出勤日のはずなのに、と思ったが、体調不良で休んだのだろうと、深く考えなかった。
すべてを、日常の延長線上にある出来事として、無意識に分類してしまった。
そして、静かな声で告げられた。
胎児が、流れたこと。
言葉が耳に届いても、意味が追いつかなかった。
頭の中で弾かれたまま、形にならない。
朝、トイレに行ったとき、ぬるっとした感触があったという。
何かが、落ちた感覚。
不安になり、一人で産婦人科へ行き、そこで胎児がいなかったことを知らされたという。
卵は、割れていた。
私の中で、何かが音を立てて崩れた。
手足がしびれ、心臓が異常な速さで脈打ち、立っていられなかった。
床に座り込み、息の仕方さえ分からなくなった。
一つの命を、失ったのだと、遅れて実感が追いついてきた。
私ですら、こんなふうになった。
では、妻はどうだったのだろう。
後になって、妻はぽつりと言った。
あのとき、トイレで、すくい上げてあげられたらよかったのかもしれない、と。
排水に流れていく水音の中で、何もできなかったことが、今も胸に引っかかっているのだと。

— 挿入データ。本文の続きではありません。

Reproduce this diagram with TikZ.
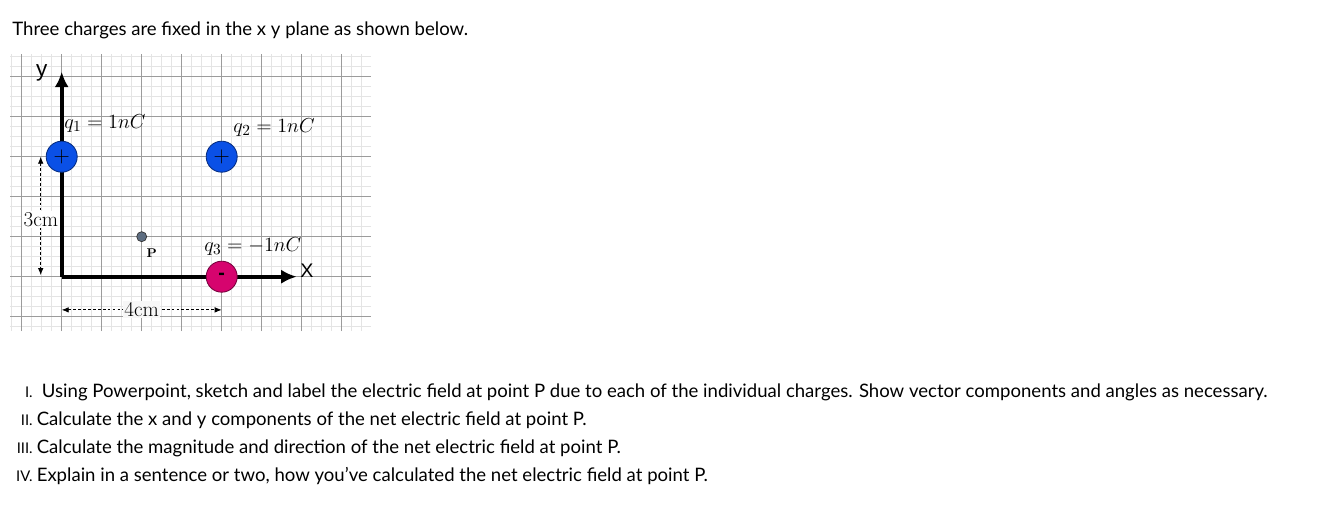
\documentclass[tikz,border=0pt]{standalone}
\usepackage{fontspec}
\setmainfont{Lato}
\newfontfamily\lmfont{Latin Modern Roman}
\newfontfamily\axfont{Liberation Sans}
\usepackage{amsmath}
\usepackage{tikz}
\usetikzlibrary{arrows.meta, calc}

\definecolor{chargeblue}{HTML}{0A50E6}
\definecolor{chargepink}{HTML}{D6046E}
\definecolor{pointgray}{HTML}{5E6E82}
\definecolor{minorgray}{HTML}{E4E4E4}
\definecolor{majorgray}{HTML}{9C9C9C}

\tikzset{
	charge/.style={circle, draw=#1!55!black, fill=#1, minimum size=0.775cm, line width=0.6pt},
	sign/.style={font=\lmfont\fontsize{16}{18}\selectfont},
	qlabel/.style={font=\fontsize{15}{18}\selectfont},
	axislabel/.style={font=\axfont\fontsize{14}{16}\selectfont},
	dimlabel/.style={font=\lmfont\fontsize{15}{18}\selectfont, fill=white, inner sep=1pt},
	dimline/.style={line width=0.6pt, dash pattern=on 2pt off 1.5pt, {Latex[length=5pt,width=4pt]}-{Latex[length=5pt,width=4pt]}},
	task/.style={anchor=base west, font=\fontsize{13.2}{15}\selectfont},
	tasknum/.style={anchor=base east, font=\fontsize{10.5}{12}\selectfont},
}

\begin{document}
\begin{tikzpicture}[>=latex, inner sep=0pt]
	\useasboundingbox (-1.5425,-6.0825) rectangle (31.5825,6.9175);

	\node[task] (title) at (-1.24,6.04) {Three charges are fixed in the x y plane as shown below.};

	% grid
	\draw[minorgray, line width=1.1pt, step=0.25] (-1.29,-1.36) grid (7.74,5.57);
	\draw[majorgray, line width=0.6pt, step=1] (-1.29,-1.36) grid (7.74,5.57);

	% axes
	\coordinate (O) at (0,0);
	\coordinate (ytip) at (0,5.125);
	\coordinate (xtip) at (5.875,0);
	\draw[line width=2.6pt, -{Latex[length=11pt,width=10pt]}] (O) -- (ytip);
	\draw[line width=2.6pt, -{Latex[length=11pt,width=10pt]}] (O) -- (xtip);
	\node[axislabel, font=\axfont\fontsize{16}{18}\selectfont] (ylab) at (-0.5,5.1) {y};
	\node[axislabel] (xlab) at (6.13,0.15) {X};

	% charges
	\node[charge=chargeblue, sign] (q1) at (0,3) {+};
	\node[charge=chargeblue, sign] (q2) at (4,3) {+};
	\node[charge=chargepink, font=\axfont\bfseries\fontsize{14}{16}\selectfont] (q3) at (4,0) {-};
	\node[circle, draw=black!80, fill=pointgray, minimum size=0.25cm, line width=0.5pt] (P) at (2,1) {};

	\node[qlabel] (q1lab) at (1.08,3.84) {$q_1 = 1nC$};
	\node[qlabel] (q2lab) at (5.31,3.74) {$q_2 = 1nC$};
	\node[qlabel] (q3lab) at (4.78,0.75) {$q_3 = -1nC$};
	\node[font=\lmfont\bfseries\fontsize{9}{10}\selectfont] (Plab) at (2.25,0.59) {P};

	% distances
	\coordinate (d1a) at (-0.525,3);
	\coordinate (d1b) at (-0.525,0.04);
	\coordinate (d2a) at (0,-0.83);
	\coordinate (d2b) at (4,-0.83);
	\draw[dimline] (d1a) -- (d1b);
	\draw[dimline] (d2a) -- (d2b);
	\node[dimlabel] (dy) at (-0.52,1.42) {3cm};
	\node[dimlabel, fill=black!3] (dx) at (2,-0.83) {4cm};

	% questions
	\node[tasknum] (n1) at (-0.7175,-3.03) {I.};
	\node[tasknum] (n2) at (-0.7175,-3.73) {II.};
	\node[tasknum] (n3) at (-0.7175,-4.43) {III.};
	\node[tasknum] (n4) at (-0.7175,-5.13) {IV.};
	\node[task] (t1) at (-0.5,-3.03) {Using Powerpoint, sketch and label the electric field at point P due to each of the individual charges. Show vector components and angles as necessary.};
	\node[task] (t2) at (-0.63,-3.73) {Calculate the x and y components of the net electric field at point P.};
	\node[task] (t3) at (-0.63,-4.43) {Calculate the magnitude and direction of the net electric field at point P.};
	\node[task] (t4) at (-0.63,-5.13) {Explain in a sentence or two, how you{\char"0027}ve calculated the net electric field at point P.};
\end{tikzpicture}
\end{document}
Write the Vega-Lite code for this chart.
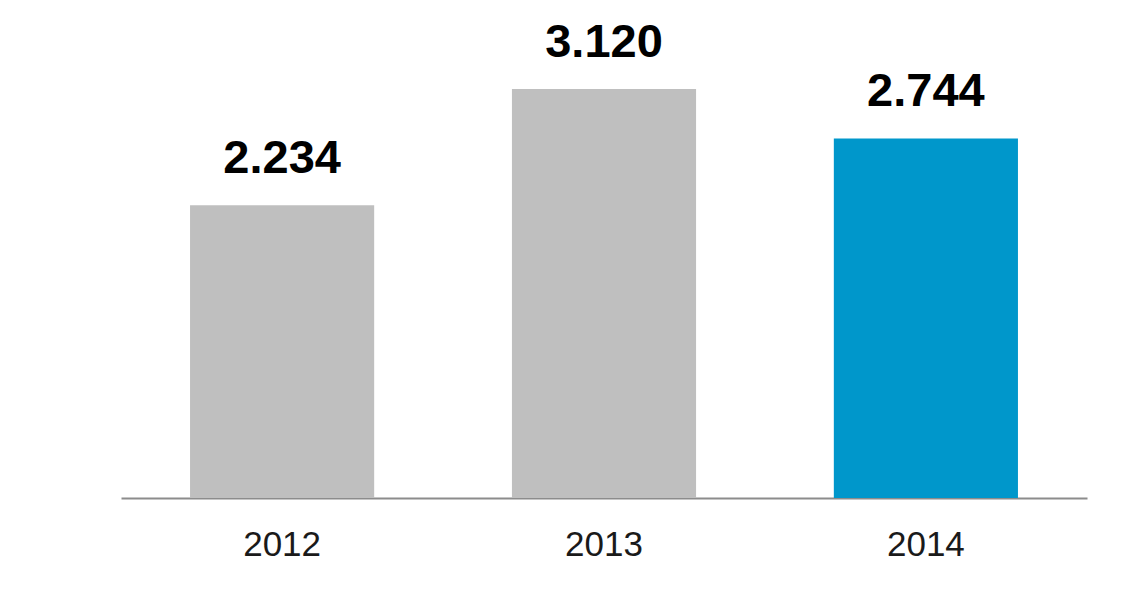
{
  "$schema": "https://vega.github.io/schema/vega-lite/v6.json",
  "width": 966,
  "height": 498,
  "autosize": {"type": "none"},
  "padding": {"left": 121, "top": 0, "right": 41, "bottom": 93},
  "background": "white",
  "config": {"view": {"stroke": null}, "font": "Liberation Sans"},
  "data": {"values": [
    {"year": "2012", "value": 2.234, "label": "2.234", "highlight": "no"},
    {"year": "2013", "value": 3.120, "label": "3.120", "highlight": "no"},
    {"year": "2014", "value": 2.744, "label": "2.744", "highlight": "yes"}
  ]},
  "encoding": {
    "x": {
      "field": "year", "type": "nominal", "sort": null,
      "scale": {"paddingInner": 0.428, "paddingOuter": 0.2145},
      "axis": {
        "title": null, "labelAngle": 0, "ticks": false, "tickSize": 0,
        "domainColor": "#8c8c8c", "domainWidth": 2,
        "labelFont": "Liberation Sans", "labelFontSize": 35, "labelColor": "#1a1a1a",
        "labelBaseline": "alphabetic", "labelPadding": 57, "grid": false
      }
    },
    "y": {
      "field": "value", "type": "quantitative",
      "scale": {"domain": [0, 3.8], "nice": false},
      "axis": null
    }
  },
  "layer": [
    {
      "mark": {"type": "bar"},
      "encoding": {
        "color": {
          "field": "highlight", "type": "nominal",
          "scale": {"domain": ["no", "yes"], "range": ["#bfbfbf", "#0097cb"]},
          "legend": null
        }
      }
    },
    {
      "mark": {"type": "text", "baseline": "alphabetic", "dy": -32, "fontSize": 47, "fontWeight": "bold", "color": "#000000", "font": "Liberation Sans"},
      "encoding": {"text": {"field": "label"}}
    }
  ]
}
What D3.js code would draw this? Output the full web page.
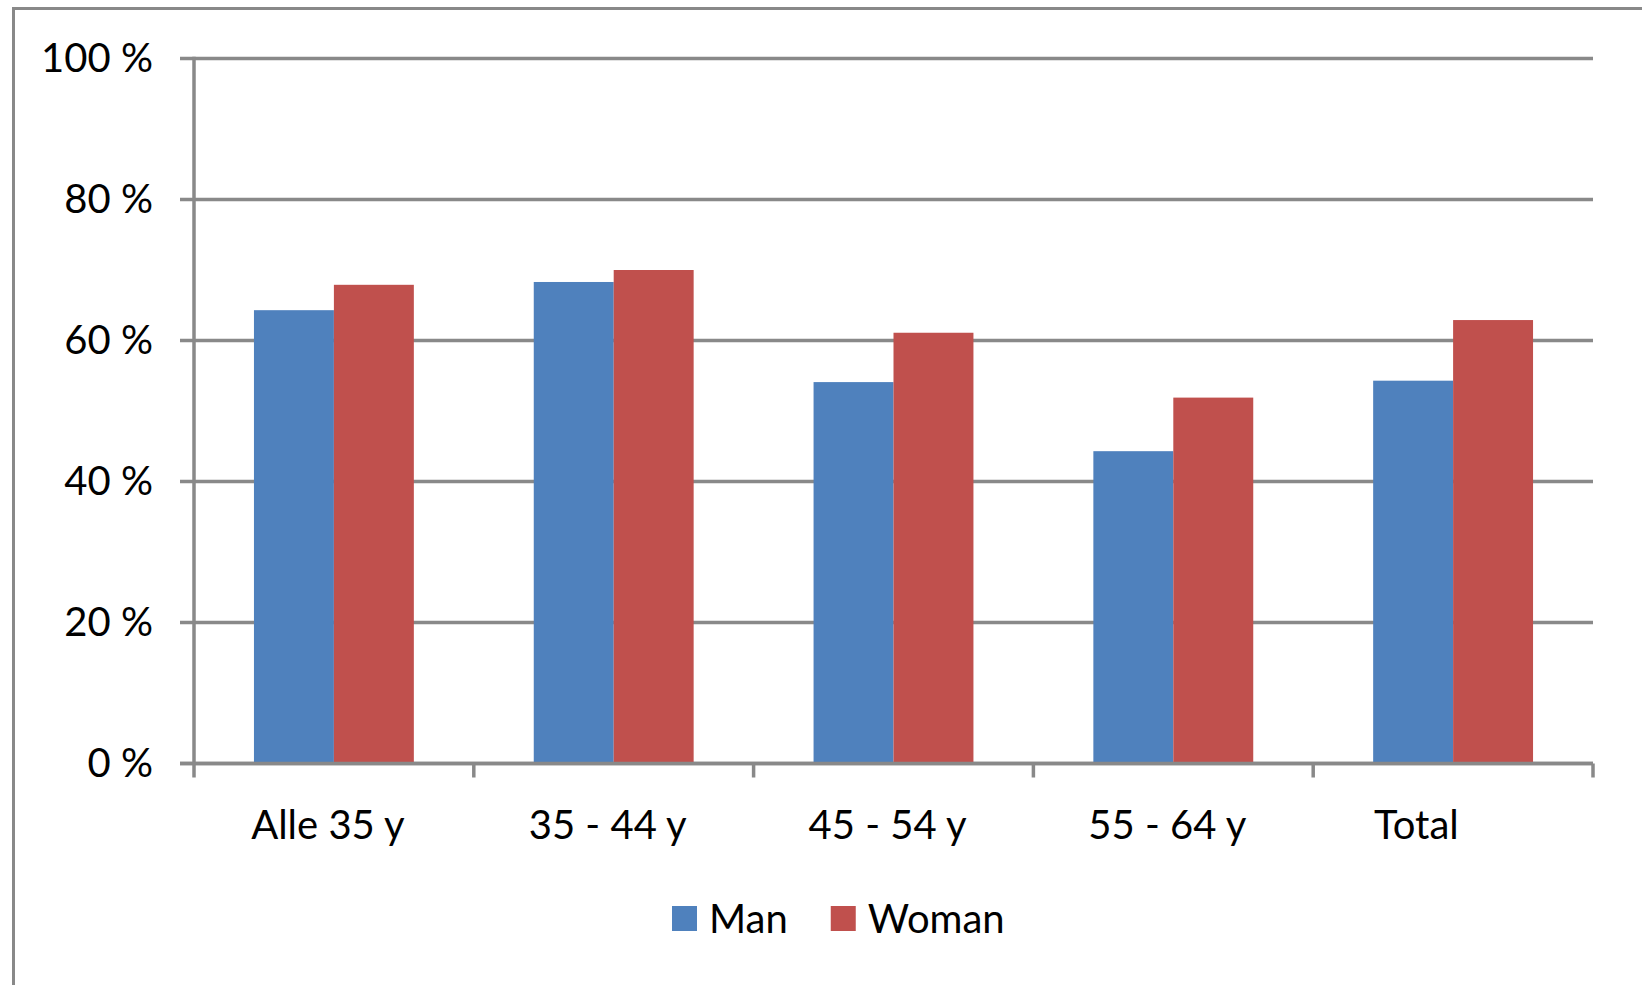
<!DOCTYPE html>
<html>
<head>
<meta charset="utf-8">
<script src="https://cdn.jsdelivr.net/npm/d3@7"></script>
<style>
  html, body { margin: 0; padding: 0; background: #fff; overflow: hidden; }
  svg text { font-family: Lato, "Open Sans", sans-serif; fill: #000; white-space: pre; }
</style>
</head>
<body>
<div id="chart"></div>
<script>
// chart data
// (the "Total" label carries trailing spaces in the source sheet, which pulls it left)
const categories = ["Alle 35 y", "35 - 44 y", "45 - 54 y", "55 - 64 y", "Total\u00a0\u00a0\u00a0\u00a0\u00a0\u00a0"];
const series = ["Man", "Woman"];
const manValues = [64.3, 68.3, 54.1, 44.3, 54.3];
const womanValues = [67.9, 70.0, 61.1, 51.9, 62.9];
const yTicks = [0, 20, 40, 60, 80, 100];

const colors = { Man: "#4F81BD", Woman: "#C0504D" };
const gridColor = "#898989";

const W = 1642, H = 985;
const plot = { left: 194, right: 1593, top: 58.5, bottom: 763.5 };
const fontSize = "40px";

const svg = d3.select("#chart").append("svg")
    .attr("width", W)
    .attr("height", H);

// outer chart border (bottom edge runs off the picture)
svg.append("rect")
    .attr("x", 13.5)
    .attr("y", 8.5)
    .attr("width", 1630)
    .attr("height", 1000)
    .attr("fill", "#fff")
    .attr("stroke", gridColor)
    .attr("stroke-width", 3);

const y = d3.scaleLinear().domain([0, 100]).range([plot.bottom, plot.top]);

const x0 = d3.scaleBand()
    .domain(categories)
    .range([plot.left, plot.right])
    .paddingInner(0)
    .paddingOuter(0);

const x1 = d3.scaleBand()
    .domain(series)
    .range([0, x0.bandwidth()])
    .paddingInner(0)
    .paddingOuter(0.75);

// gridlines
svg.append("g")
    .selectAll("line")
    .data(yTicks)
    .enter()
    .append("line")
    .attr("x1", plot.left - 14)
    .attr("x2", plot.right)
    .attr("y1", d => y(d))
    .attr("y2", d => y(d))
    .attr("stroke", gridColor)
    .attr("stroke-width", 3.5);

// y axis labels
const yAxis = d3.axisLeft(y)
    .tickValues(yTicks)
    .tickFormat(d => d + " %")
    .tickSize(0)
    .tickPadding(41);

const yg = svg.append("g")
    .attr("transform", `translate(${plot.left},0)`)
    .call(yAxis);
yg.select(".domain").remove();
yg.selectAll("text")
    .style("font-size", fontSize)
    .attr("dy", "0.33em");

// bars
const rows = categories.map((c, i) => ({ cat: c, Man: manValues[i], Woman: womanValues[i] }));

const groups = svg.append("g")
    .selectAll("g")
    .data(rows)
    .enter()
    .append("g")
    .attr("transform", d => `translate(${x0(d.cat)},0)`);

groups.selectAll("rect")
    .data(d => series.map(s => ({ key: s, value: d[s] })))
    .enter()
    .append("rect")
    .attr("x", d => x1(d.key))
    .attr("y", d => y(d.value))
    .attr("width", x1.bandwidth())
    .attr("height", d => y(0) - y(d.value))
    .attr("fill", d => colors[d.key]);

// y axis line
svg.append("line")
    .attr("x1", plot.left)
    .attr("x2", plot.left)
    .attr("y1", plot.top - 1.75)
    .attr("y2", plot.bottom)
    .attr("stroke", gridColor)
    .attr("stroke-width", 3.5);

// x axis line + category boundary ticks
svg.append("line")
    .attr("x1", plot.left - 14)
    .attr("x2", plot.right)
    .attr("y1", y(0))
    .attr("y2", y(0))
    .attr("stroke", gridColor)
    .attr("stroke-width", 3.5);

const boundaries = categories.map(c => x0(c)).concat([plot.right]);
svg.append("g")
    .selectAll("line")
    .data(boundaries)
    .enter()
    .append("line")
    .attr("x1", d => d)
    .attr("x2", d => d)
    .attr("y1", y(0))
    .attr("y2", y(0) + 14)
    .attr("stroke", gridColor)
    .attr("stroke-width", 3.5);

// x labels
const xAxis = d3.axisBottom(x0).tickSize(0).tickPadding(0);
const xg = svg.append("g")
    .attr("transform", `translate(-6,${y(0)})`)
    .call(xAxis);
xg.select(".domain").remove();
xg.selectAll("text")
    .style("font-size", fontSize)
    .attr("dy", null)
    .attr("y", 75);

// legend
const legend = svg.append("g").attr("transform", "translate(672,906)");
let lx = 0;
series.forEach(s => {
    legend.append("rect")
        .attr("x", lx)
        .attr("y", 0)
        .attr("width", 25)
        .attr("height", 25)
        .attr("fill", colors[s]);
    const t = legend.append("text")
        .attr("x", lx + 37)
        .attr("y", 27)
        .style("font-size", fontSize)
        .text(s);
    lx += 37 + t.node().getComputedTextLength() + 43;
});
</script>
</body>
</html>
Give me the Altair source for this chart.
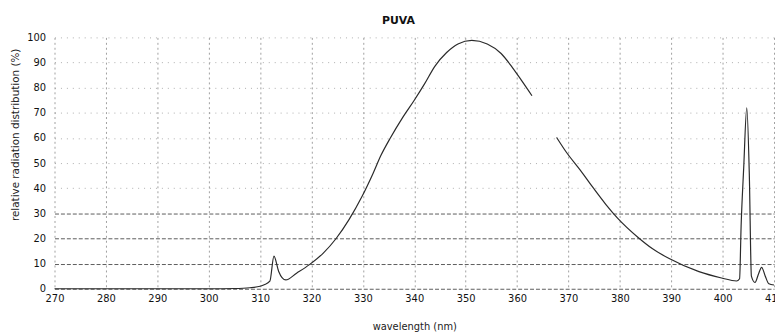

あの卵を、せめて手のひらに乗せてあげられたら、少しは違ったのではないかと。
私は、何も言えなかった。
いや、正確には、言えることが一つしかなかった。
そんなことはない。
君のせいじゃない。
それは慰めにも、答えにもならない言葉だったと思う。
それでも、私はそれを繰り返すしかなかった。
どんな行動をしていても、結果は変わらなかった。
そう言い切ることでしか、妻の後悔を受け止める術を、私は持っていなかった。
命が殻を出るとき、そこに意思が介在する余地はない。
掴めたかどうかで価値が決まるものでもない。
頭では分かっている。
だが、心はいつも、『もしも』を探してしまう。
すくい上げられなかったのは、卵ではない。
自分自身を責めずにいられない、その感情だった。
自分の体の中で、卵が割れ、何も生まれなかったことを知る。
その瞬間を、一人で受け止めた妻の気持ちを、私は想像しきれない。
守っていたはずの卵が、気づかぬうちに割れていた。
温めていたはずの時間が、突然終わった。
◇ ◆ ◇
それでも、世界は続く。
翌日も朝日は昇り、長女は変わらず笑っていた。
昨日までと同じように、無邪気に。
世界は何事もなかったかのように回り続ける。
その事実が、かえって胸に重くのしかかった。
私はその日から、酒をやめた。
健康のためでも、反省のためでもない。
ただの、願掛けだった。
もう一度、卵を授かることができたなら。
その殻が、最後まで割れずに守られるなら。
無事に生まれるその日まで、私は飲まない。
そう決めただけだ。
酒を断ったところで、何かが変わる保証はない。
因果関係など、どこにもない。
それでも、人は理屈ではなく、祈りで生きる瞬間がある。
殻の中で育つものは、外からは見えない。
ただ信じて、温め続けるしかない。
酒は、私の殻を薄くする気がした。
意識を緩めた隙間から、あの日の感情や言葉が溢れ出してきそうで。
自分の中の覚悟まで、溶かしてしまいそうで。
感情は、思っているより簡単に割れてしまう。
明日は会社の仕事納めで、そのまま忘年会だ。
街にはすでに、年末の浮き立つ気配が満ちている。
赤と緑の飾りの次は、赤と白の飾り。
軽い笑い声、乾杯の約束。
このまま、何事もなかったかのように年は暮れ、めでたい空気のまま、新しい年が始まるのだろう。
だが、私は飲まない。
どれほど時間がかかってもいい。
どれほど慎重になってもいい。
卵は、割るためにあるのではない。
生まれ落ちるその時、殻が役目を終える。
あの日失われた卵は、決して無駄ではないと、私は信じたい。
守れなかった命も、後悔も、すべてを抱えたまま、次の卵を温め続けるしかない。
冷蔵庫の中で、卵は今日も静かにそこにある。
飲まないという小さな我慢を、卵のそばに置いておく。
それが、父親としてできる、ささやかな祈りだった。